## EXERCISE
Give the data below again exactly as it stands. Omit the pictures.

=-=-=-=-=

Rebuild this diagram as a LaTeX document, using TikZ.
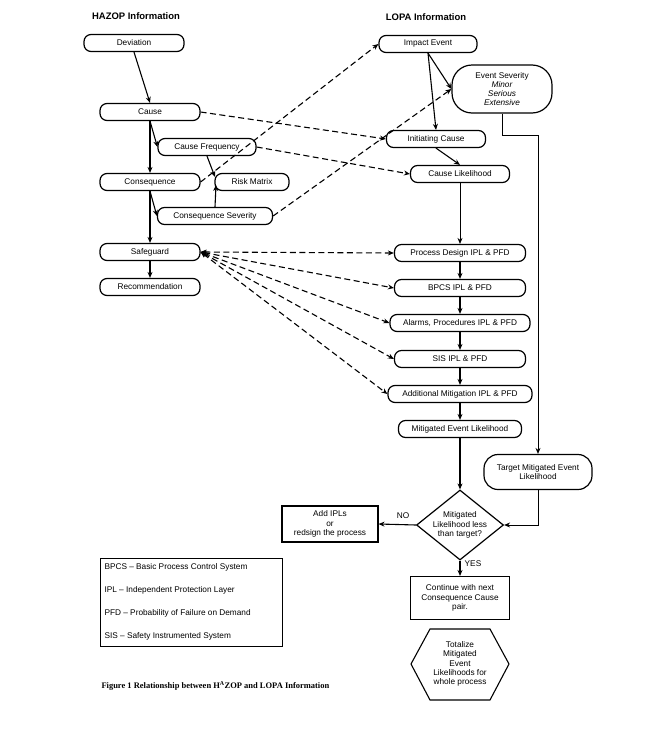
\documentclass[tikz,border=0pt]{standalone}
\usepackage{fontspec}
\setmainfont{Liberation Sans}
\usetikzlibrary{arrows.meta,shapes.geometric}
\begin{document}
\begin{tikzpicture}[x=1bp,y=-1bp,
  font=\fontsize{8.3}{9.2}\selectfont,
  box/.style={draw,line width=1.2pt,rounded corners=7bp,minimum height=17bp,inner sep=1bp,align=center},
  sq/.style={draw,line width=1.1pt,align=center,inner sep=1bp},
  ar/.style={line width=1.1pt,-{Stealth[length=6bp,width=5bp]}},
  da/.style={ar,dash pattern=on 6bp off 3.5bp},
  tit/.style={font=\fontsize{9.5}{11}\selectfont\bfseries}]
\useasboundingbox[fill=white] (0,0) rectangle (657,756);
\node[tit] (th) at (136,16) {HAZOP Information};
\node[tit] (tl) at (426,17) {LOPA Information};
\node[box,minimum width=100bp] (dev) at (134,43) {Deviation};
\node[box,minimum width=100bp] (cau) at (150,112) {Cause};
\node[box,minimum width=98bp] (cf) at (207,147) {Cause Frequency};
\node[box,minimum width=100bp] (con) at (150,182) {Consequence};
\node[box,minimum width=74bp] (rm) at (252,182) {Risk Matrix};
\node[box,minimum width=115bp] (cs) at (215,216) {Consequence Severity};
\node[box,minimum width=100bp] (sg) at (150,252) {Safeguard};
\node[box,minimum width=100bp] (rec) at (150,287) {Recommendation};
\node[box,minimum width=98bp] (ie) at (428,44) {Impact Event};
\node[box,minimum width=100bp,minimum height=48bp,rounded corners=20bp] (es) at (502,89) {Event Severity\\\itshape Minor\\\itshape Serious\\\itshape Extensive};
\node[box,minimum width=99bp] (ic) at (436,139) {Initiating Cause};
\node[box,minimum width=99bp] (cl) at (460,174) {Cause Likelihood};
\node[box,minimum width=131bp] (pd) at (460,253) {Process Design IPL \& PFD};
\node[box,minimum width=131bp] (bp) at (460,288) {BPCS IPL \& PFD};
\node[box,minimum width=140bp] (al) at (460,323) {Alarms, Procedures IPL \& PFD};
\node[box,minimum width=131bp] (sis) at (460,359) {SIS IPL \& PFD};
\node[box,minimum width=144bp] (am) at (460,394) {Additional Mitigation IPL \& PFD};
\node[box,minimum width=123bp] (mel) at (460,429) {Mitigated Event Likelihood};
\node[box,minimum width=108bp,minimum height=35bp,rounded corners=14bp] (tm) at (538,472) {Target Mitigated Event\\Likelihood};
\node[draw,line width=1.2pt,diamond,aspect=1.25,minimum width=87bp,minimum height=70bp,inner sep=0pt,align=center] (dm) at (460,525) {Mitigated\\Likelihood less\\than target?};
\node[sq,minimum width=96bp,minimum height=36bp] (add) at (330,524) {Add IPLs\\or\\redsign the process};
\node[sq,minimum width=99bp,minimum height=43bp] (cont) at (460,598) {Continue with next\\Consequence Cause\\pair.};
\node[align=center] (hex) at (460,664) {Totalize\\Mitigated\\Event\\Likelihoods for\\whole process};
\draw[line width=1.1pt] (411,664) -- (430,629) -- (490,629) -- (509,664) -- (490,700) -- (430,700) -- cycle;
\node[sq,minimum width=182bp,minimum height=88bp,anchor=north west] (leg) at (100,558) {};
\node[anchor=west] (l1) at (101,567) {BPCS -- Basic Process Control System};
\node[anchor=west] (l2) at (101,590) {IPL -- Independent Protection Layer};
\node[anchor=west] (l3) at (101,613) {PFD -- Probability of Failure on Demand};
\node[anchor=west] (l4) at (101,636) {SIS -- Safety Instrumented System};
\node[anchor=west] (cap) at (98,686) {\setmainfont{Liberation Serif}\fontsize{8.5}{10}\selectfont\bfseries Figure 1 Relationship between H\textsuperscript{A}ZOP and LOPA Information};
\node (no) at (403,516) {NO};
\node (yes) at (473,564) {YES};
\coordinate (rmA) at (215,177);
\coordinate (rmB) at (216,185);
\draw[ar] (dev.south) -- (cau.north);
\draw[ar] (cau.south) -- (con.north);
\draw[ar] (cau.south) -- (cf.west);
\draw[ar] (con.south) -- (sg.north);
\draw[ar] (con.south) -- (cs.west);
\draw[ar] (sg.south) -- (rec.north);
\draw[ar] (cf.south) -- (rmA);
\draw[ar] (cs.north) -- (rmB);
\draw[ar] (ie.south) -- (ic.north);
\draw[ar] (ie.south) -- (es.west);
\draw[ar] (ic.south) -- (cl.north);
\draw[ar,line width=0.8pt] (cl) -- (pd);
\draw[ar] (pd) -- (bp);
\draw[ar] (bp) -- (al);
\draw[ar] (al) -- (sis);
\draw[ar] (sis) -- (am);
\draw[ar] (am) -- (mel);
\draw[ar] (mel) -- (dm.north);
\draw[ar,line width=0.9pt] (es.south) |- (538,135) -- (tm.north);
\draw[ar,line width=0.9pt] (tm.south) |- (dm.east);
\draw[ar] (dm.west) -- (add.east);
\draw[ar] (dm.south) -- (cont.north);
\draw[da] (cau.east) -- (ic.west);
\draw[da] (cf.east) -- (cl.west);
\draw[da] (con.east) -- (ie.west);
\draw[da] (cs.east) -- (es.west);
\foreach \t in {pd,bp,al,sis,am}{
  \draw[da,{Stealth[length=6bp,width=5bp]}-{Stealth[length=6bp,width=5bp]}] (sg.east) -- (\t.west);
}
\end{tikzpicture}
\end{document}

=-=-=-=-=

## FULL SOLUTION
Rebuild this diagram as a LaTeX document, using TikZ.
\documentclass[tikz,border=0pt]{standalone}
\usepackage{fontspec}
\setmainfont{Liberation Sans}
\usetikzlibrary{arrows.meta,shapes.geometric}
\begin{document}
\begin{tikzpicture}[x=1bp,y=-1bp,
  font=\fontsize{8.3}{9.2}\selectfont,
  box/.style={draw,line width=1.2pt,rounded corners=7bp,minimum height=17bp,inner sep=1bp,align=center},
  sq/.style={draw,line width=1.1pt,align=center,inner sep=1bp},
  ar/.style={line width=1.1pt,-{Stealth[length=6bp,width=5bp]}},
  da/.style={ar,dash pattern=on 6bp off 3.5bp},
  tit/.style={font=\fontsize{9.5}{11}\selectfont\bfseries}]
\useasboundingbox[fill=white] (0,0) rectangle (657,756);
\node[tit] (th) at (136,16) {HAZOP Information};
\node[tit] (tl) at (426,17) {LOPA Information};
\node[box,minimum width=100bp] (dev) at (134,43) {Deviation};
\node[box,minimum width=100bp] (cau) at (150,112) {Cause};
\node[box,minimum width=98bp] (cf) at (207,147) {Cause Frequency};
\node[box,minimum width=100bp] (con) at (150,182) {Consequence};
\node[box,minimum width=74bp] (rm) at (252,182) {Risk Matrix};
\node[box,minimum width=115bp] (cs) at (215,216) {Consequence Severity};
\node[box,minimum width=100bp] (sg) at (150,252) {Safeguard};
\node[box,minimum width=100bp] (rec) at (150,287) {Recommendation};
\node[box,minimum width=98bp] (ie) at (428,44) {Impact Event};
\node[box,minimum width=100bp,minimum height=48bp,rounded corners=20bp] (es) at (502,89) {Event Severity\\\itshape Minor\\\itshape Serious\\\itshape Extensive};
\node[box,minimum width=99bp] (ic) at (436,139) {Initiating Cause};
\node[box,minimum width=99bp] (cl) at (460,174) {Cause Likelihood};
\node[box,minimum width=131bp] (pd) at (460,253) {Process Design IPL \& PFD};
\node[box,minimum width=131bp] (bp) at (460,288) {BPCS IPL \& PFD};
\node[box,minimum width=140bp] (al) at (460,323) {Alarms, Procedures IPL \& PFD};
\node[box,minimum width=131bp] (sis) at (460,359) {SIS IPL \& PFD};
\node[box,minimum width=144bp] (am) at (460,394) {Additional Mitigation IPL \& PFD};
\node[box,minimum width=123bp] (mel) at (460,429) {Mitigated Event Likelihood};
\node[box,minimum width=108bp,minimum height=35bp,rounded corners=14bp] (tm) at (538,472) {Target Mitigated Event\\Likelihood};
\node[draw,line width=1.2pt,diamond,aspect=1.25,minimum width=87bp,minimum height=70bp,inner sep=0pt,align=center] (dm) at (460,525) {Mitigated\\Likelihood less\\than target?};
\node[sq,minimum width=96bp,minimum height=36bp] (add) at (330,524) {Add IPLs\\or\\redsign the process};
\node[sq,minimum width=99bp,minimum height=43bp] (cont) at (460,598) {Continue with next\\Consequence Cause\\pair.};
\node[align=center] (hex) at (460,664) {Totalize\\Mitigated\\Event\\Likelihoods for\\whole process};
\draw[line width=1.1pt] (411,664) -- (430,629) -- (490,629) -- (509,664) -- (490,700) -- (430,700) -- cycle;
\node[sq,minimum width=182bp,minimum height=88bp,anchor=north west] (leg) at (100,558) {};
\node[anchor=west] (l1) at (101,567) {BPCS -- Basic Process Control System};
\node[anchor=west] (l2) at (101,590) {IPL -- Independent Protection Layer};
\node[anchor=west] (l3) at (101,613) {PFD -- Probability of Failure on Demand};
\node[anchor=west] (l4) at (101,636) {SIS -- Safety Instrumented System};
\node[anchor=west] (cap) at (98,686) {\setmainfont{Liberation Serif}\fontsize{8.5}{10}\selectfont\bfseries Figure 1 Relationship between H\textsuperscript{A}ZOP and LOPA Information};
\node (no) at (403,516) {NO};
\node (yes) at (473,564) {YES};
\coordinate (rmA) at (215,177);
\coordinate (rmB) at (216,185);
\draw[ar] (dev.south) -- (cau.north);
\draw[ar] (cau.south) -- (con.north);
\draw[ar] (cau.south) -- (cf.west);
\draw[ar] (con.south) -- (sg.north);
\draw[ar] (con.south) -- (cs.west);
\draw[ar] (sg.south) -- (rec.north);
\draw[ar] (cf.south) -- (rmA);
\draw[ar] (cs.north) -- (rmB);
\draw[ar] (ie.south) -- (ic.north);
\draw[ar] (ie.south) -- (es.west);
\draw[ar] (ic.south) -- (cl.north);
\draw[ar,line width=0.8pt] (cl) -- (pd);
\draw[ar] (pd) -- (bp);
\draw[ar] (bp) -- (al);
\draw[ar] (al) -- (sis);
\draw[ar] (sis) -- (am);
\draw[ar] (am) -- (mel);
\draw[ar] (mel) -- (dm.north);
\draw[ar,line width=0.9pt] (es.south) |- (538,135) -- (tm.north);
\draw[ar,line width=0.9pt] (tm.south) |- (dm.east);
\draw[ar] (dm.west) -- (add.east);
\draw[ar] (dm.south) -- (cont.north);
\draw[da] (cau.east) -- (ic.west);
\draw[da] (cf.east) -- (cl.west);
\draw[da] (con.east) -- (ie.west);
\draw[da] (cs.east) -- (es.west);
\foreach \t in {pd,bp,al,sis,am}{
  \draw[da,{Stealth[length=6bp,width=5bp]}-{Stealth[length=6bp,width=5bp]}] (sg.east) -- (\t.west);
}
\end{tikzpicture}
\end{document}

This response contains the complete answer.